» TASK MATERIAL:
══════════

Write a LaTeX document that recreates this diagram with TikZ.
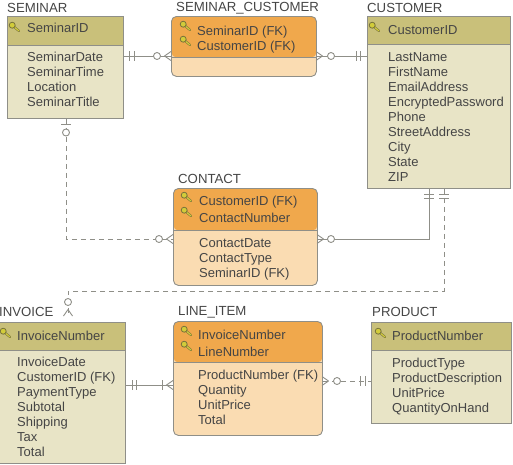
\documentclass[tikz,border=0pt]{standalone}
\usepackage{fontspec}
\setmainfont{Liberation Sans}
\usepackage{xcolor}
\usepackage{tikz}
\usetikzlibrary{positioning,calc}
\definecolor{strongtop}{HTML}{C9C07A}
\definecolor{strongbody}{HTML}{E8E4C6}
\definecolor{weaktop}{HTML}{F0A84C}
\definecolor{weakbody}{HTML}{FADCB2}
\definecolor{linegray}{HTML}{8F8F88}
\definecolor{textgray}{HTML}{454545}
\definecolor{keyyellow}{HTML}{D2CC3A}
\definecolor{keydark}{HTML}{77733A}
\tikzset{
  strongbox/.style args={#1/#2}{draw=linegray, line width=0.9pt, fill=strongbody, anchor=north west, minimum width=#1pt, minimum height=#2pt, inner sep=0pt},
  weakbox/.style args={#1/#2}{draw=linegray, line width=0.9pt, rounded corners=5pt, fill=weakbody, anchor=north west, minimum width=#1pt, minimum height=#2pt, inner sep=0pt},
  stronghead/.style={path picture={\fill[strongtop] (path picture bounding box.north west) rectangle ([yshift=-#1pt]path picture bounding box.north east); \draw[linegray, line width=0.9pt] ([yshift=-#1pt]path picture bounding box.north west) -- ([yshift=-#1pt]path picture bounding box.north east);}},
  weakhead/.style={path picture={\fill[weaktop] (path picture bounding box.north west) rectangle ([yshift=-#1pt]path picture bounding box.north east); \draw[linegray, line width=0.9pt] ([yshift=-#1pt]path picture bounding box.north west) -- ([yshift=-#1pt]path picture bounding box.north east);}},
  boxtitle/.style={anchor=west, inner sep=0pt, text=textgray, font=\fontsize{13.2}{15}\selectfont},
  boxtext/.style={anchor=north west, inner sep=0pt, align=left, text=textgray, font=\fontsize{13}{15}\selectfont},
  rel/.style={draw=linegray, line width=0.9pt},
  reldash/.style={draw=linegray, line width=0.9pt, dash pattern=on 5pt off 4pt},
  keyicon/.pic={\draw[keydark, line width=2.2pt, line cap=round] (-1,-1) -- (5,4); \draw[keyyellow, line width=1.1pt, line cap=round] (-1,-1) -- (5,4); \draw[keydark, line width=0.8pt, fill=keyyellow] (-1.8,-1.8) circle (3pt);},
  oneone/.pic={\draw[linegray, line width=0.9pt] (-2.2,-5) -- (-2.2,5); \draw[linegray, line width=0.9pt] (2.2,-5) -- (2.2,5);},
  onebar/.pic={\draw[linegray, line width=0.9pt] (0,-5) -- (0,5);},
  zero/.pic={\draw[linegray, line width=0.9pt, fill=white] (0,0) circle (3.5pt);},
  manyright/.pic={\draw[linegray, line width=0.9pt] (0,0) -- (6.5,4.5); \draw[linegray, line width=0.9pt] (0,0) -- (6.5,-4.5);}
}
\begin{document}
\begin{tikzpicture}[x=1pt, y=-1pt]
  \useasboundingbox (0,0) rectangle (513,464);
  % boxes
  \node[strongbox=116/102, stronghead=29] (seminar) at (7,16) {};
  \node[weakbox=145/60, weakhead=41] (seminarcustomer) at (171,16) {};
  \node[strongbox=143/172, stronghead=28] (customer) at (367,16) {};
  \node[weakbox=144/97, weakhead=42] (contact) at (173,188) {};
  \node[strongbox=127/141, stronghead=28] (invoice) at (-2,322) {};
  \node[weakbox=149/114, weakhead=41] (lineitem) at (173,321) {};
  \node[strongbox=140/101, stronghead=28] (product) at (371,322) {};

  % titles
  \node[boxtitle] (seminartitle) at (7,8) {SEMINAR};
  \node[boxtitle] (seminarcustomertitle) at (176,8) {SEMINAR\_CUSTOMER};
  \node[boxtitle] (customertitle) at (367,8) {CUSTOMER};
  \node[boxtitle] (contacttitle) at (178,179) {CONTACT};
  \node[boxtitle] (invoicetitle) at (-1,312) {INVOICE};
  \node[boxtitle] (lineitemtitle) at (178,312) {LINE\_ITEM};
  \node[boxtitle] (producttitle) at (372,312) {PRODUCT};

  % keys and attributes
  \pic at (14,27) {keyicon};
  \node[boxtext] (seminarkey) at (27,23) {SeminarID};
  \node[boxtext] (seminarattr) at (27,52) {SeminarDate\\SeminarTime\\Location\\SeminarTitle};

  \pic at (185,26) {keyicon};
  \pic at (185,41) {keyicon};
  \node[boxtext] (seminarcustomerkey) at (197,26) {SeminarID (FK)\\CustomerID (FK)};

  \pic at (374,27) {keyicon};
  \node[boxtext] (customerkey) at (388,25) {CustomerID};
  \node[boxtext] (customerattr) at (388,52) {LastName\\FirstName\\EmailAddress\\EncryptedPassword\\Phone\\StreetAddress\\City\\State\\ZIP};

  \pic at (186,197) {keyicon};
  \pic at (186,212) {keyicon};
  \node[boxtext, font=\fontsize{13}{16.5}\selectfont] (contactkey) at (199,196) {CustomerID (FK)\\ContactNumber};
  \node[boxtext] (contactattr) at (199,238) {ContactDate\\ContactType\\SeminarID (FK)};

  \pic at (5,333) {keyicon};
  \node[boxtext] (invoicekey) at (17,331) {InvoiceNumber};
  \node[boxtext] (invoiceattr) at (17,357) {InvoiceDate\\CustomerID (FK)\\PaymentType\\Subtotal\\Shipping\\Tax\\Total};

  \pic at (186,331) {keyicon};
  \pic at (186,346) {keyicon};
  \node[boxtext, font=\fontsize{13}{16.5}\selectfont] (lineitemkey) at (198,330) {InvoiceNumber\\LineNumber};
  \node[boxtext] (lineitemattr) at (198,370) {ProductNumber (FK)\\Quantity\\UnitPrice\\Total};

  \pic at (380,333) {keyicon};
  \node[boxtext] (productkey) at (392,331) {ProductNumber};
  \node[boxtext] (productattr) at (392,358) {ProductType\\ProductDescription\\UnitPrice\\QuantityOnHand};

  % relationships
  \coordinate (seminarout) at (seminar.east |- 0,56);
  \coordinate (seminarcustomerin) at (seminarcustomer.west |- 0,56);
  \coordinate (seminarcustomerout) at (seminarcustomer.east |- 0,56);
  \coordinate (customerin) at (customer.west |- 0,56);
  \draw[rel] (seminarout) -- (seminarcustomerin);
  \draw[rel] (seminarcustomerout) -- (customerin);
  \draw[reldash] (seminar.south -| 66,0) -- (66,239) -- (contact.west |- 0,239);
  \draw[rel] (customer.south -| 429,0) -- (429,239) -- (contact.east |- 0,239);
  \draw[reldash, shorten >=6pt] (customer.south -| 444,0) -- (444,291) -- (68,291) -- (invoice.north -| 68,0);
  \draw[rel] (invoice.east |- 0,385) -- (lineitem.west |- 0,385);
  \draw[reldash] (lineitem.east |- 0,381) -- (product.west |- 0,381);

  % line ends
  \pic at (132,56) {oneone};
  \pic at (157,56) {zero};
  \pic at (164.5,56) {manyright};
  \pic[xscale=-1] at (322.5,56) {manyright};
  \pic at (331,56) {zero};
  \pic at (358.5,56) {oneone};

  \pic[rotate=90] at (66,124) {onebar};
  \pic at (66,132.5) {zero};
  \pic at (159,239) {zero};
  \pic at (166.5,239) {manyright};

  \pic[xscale=-1] at (323.5,239) {manyright};
  \pic at (331,239) {zero};
  \pic[rotate=90] at (429,196.5) {oneone};
  \pic[rotate=90] at (444,196.5) {oneone};

  \pic at (68,302) {zero};
  \pic[rotate=-90] at (68,309.5) {manyright};

  \pic at (134.5,385) {oneone};
  \pic at (162.5,385) {onebar};
  \pic at (166.5,385) {manyright};

  \pic[xscale=-1] at (328.5,381) {manyright};
  \pic at (337,381) {zero};
  \pic at (363,381) {oneone};
\end{tikzpicture}
\end{document}
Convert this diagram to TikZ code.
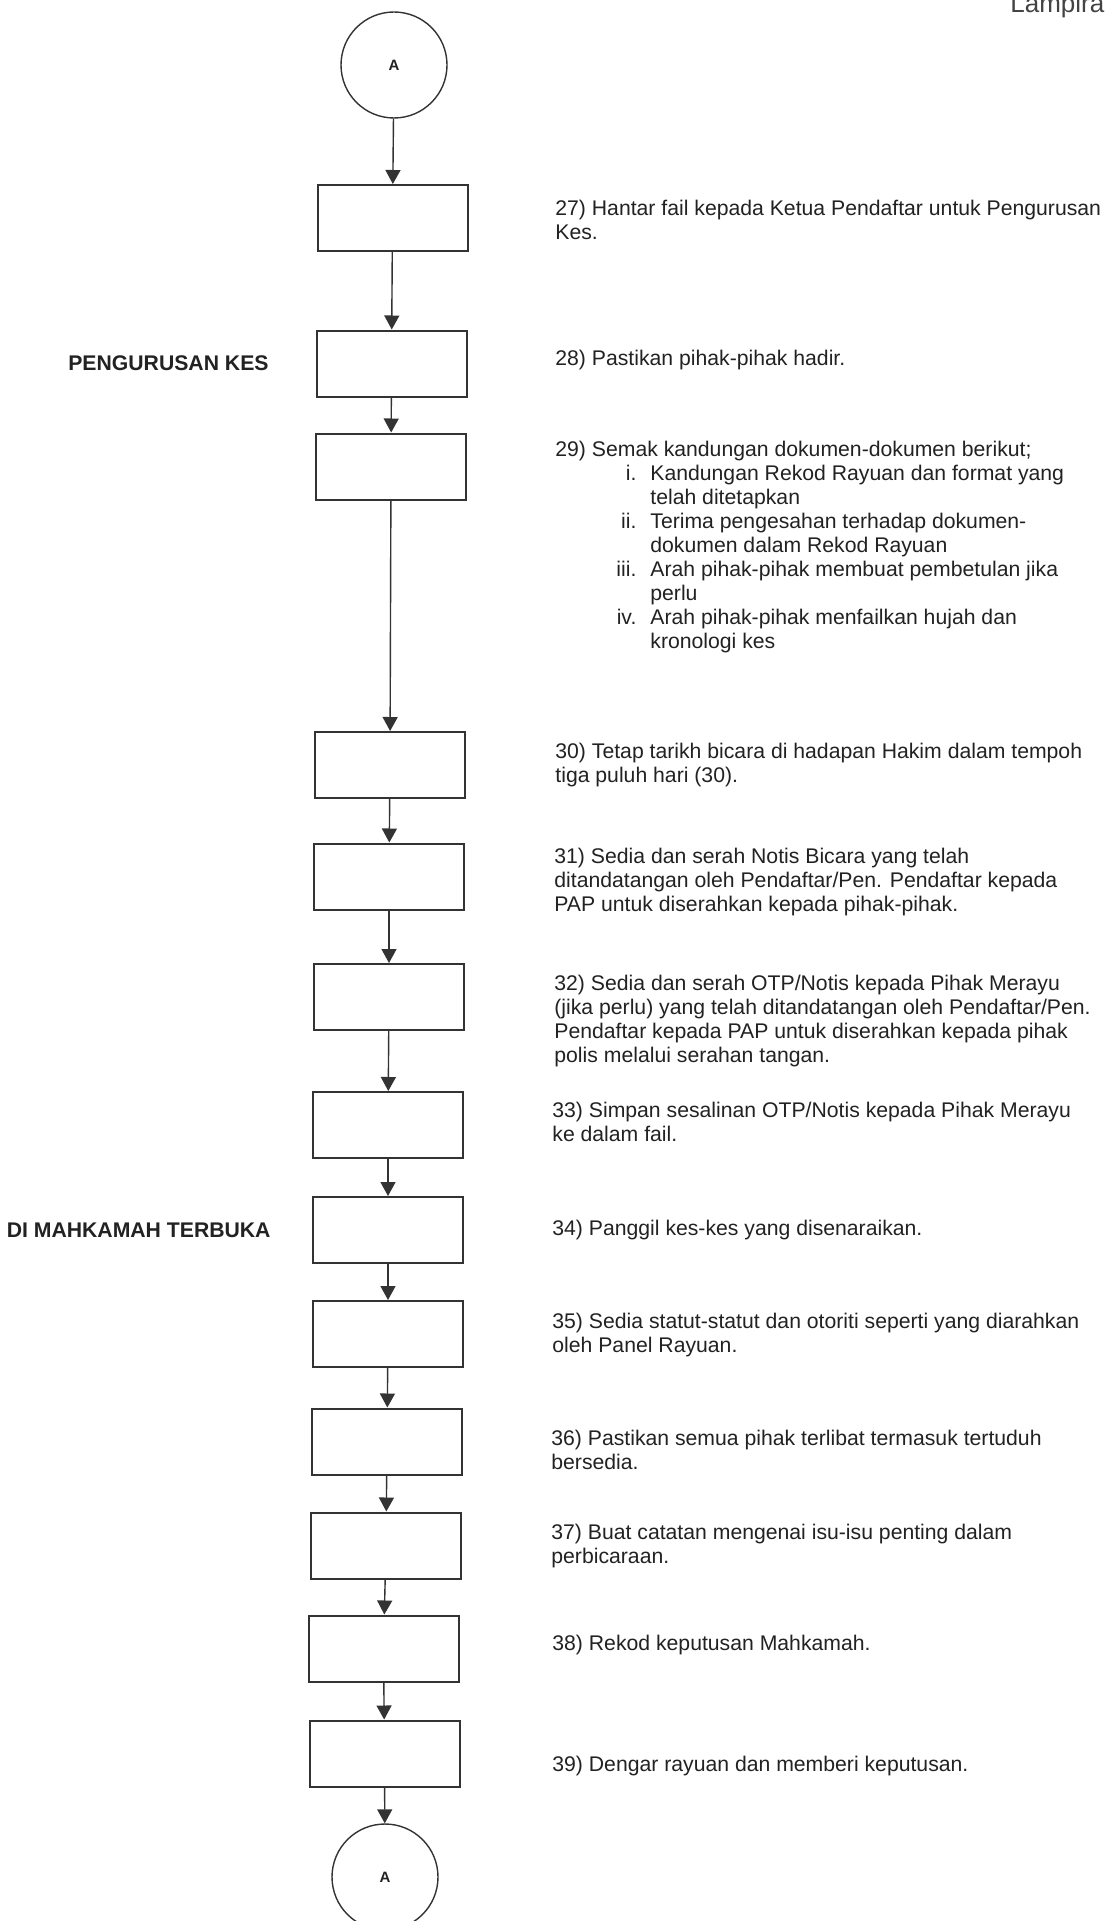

══════════

» STATED GOAL: Set out every line from the material that contains the string "diagram".

» RESPONSE TO THIS TASK:
Write a LaTeX document that recreates this diagram with TikZ.
Convert this diagram to TikZ code.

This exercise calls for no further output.